# he lies and lies.... im out of ideas.. how do i make him stop?



## mexican candy (Apr 30, 2009)

ive been in a very serious relationship for over four years and i am now 8 months pregnant. he has lied and cheated 3 times in the past. we were both very young 16 to 18 yrs old and though i never cheated i did my share of messed up stuff. i truly love him and have forgiven him though there is isnt a day that the memories of him cheating torture me. i sometimes find myself crying to sleep. im really trying to make our relationship more mature and overall better. i occasionally go through his emails and phone because im scared of him cheating again and every once in a while i find messages of him talking to these girls. im sure he doesnt see them because we live 2gether and are always together. but how can i make him stop looking back and start being more honest with me and think about us and our baby. i would appreciate any advice im completely out of ideas i try not to hold him down to much but i just feel like im not getting thru to him if he continues to lie to me im afraid ill have to leave him for good. i would like to fix things for the sake of my baby. please help!!!


----------



## 827Aug (Apr 27, 2008)

I'm so sorry you are going through this.

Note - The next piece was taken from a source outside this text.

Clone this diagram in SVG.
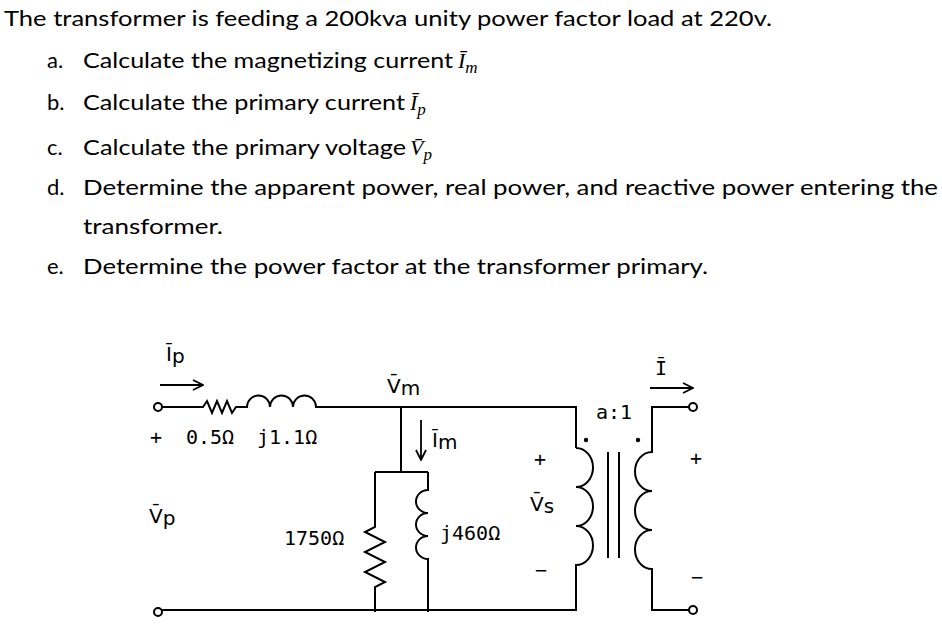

This should be a joyous time in your life, but it obviously isn't. Both of you are so young! You have a huge problem with trust--with good reason. Unfortunately lying and cheating go hand-in-hand. If I were in your shoes, I would ask him to stop all contact with these other women. Then, I would demand he live a transparent life. After all, he is the one who created the mistrust. It is now up to him to EARN your trust again. And if he can do that, he isn't worth your time. You and your baby deserve better!


----------



## revitalizedhusband (Feb 9, 2009)

827 is right, not only do you need to tell him all contact with the few "other women" he's cheated with needs to stop completely, he also needs to lead a "transparent" life.

Meaning that you have access to all of his emails, phone records, etc and he KNOWS you will check them once in awhile until your trust in him is restored.


----------



## Private Eye Wife (May 8, 2009)

I also agree with the posters above. Three strikes - he's out! Let him stress about child support & move on if he can't MAN UP!


----------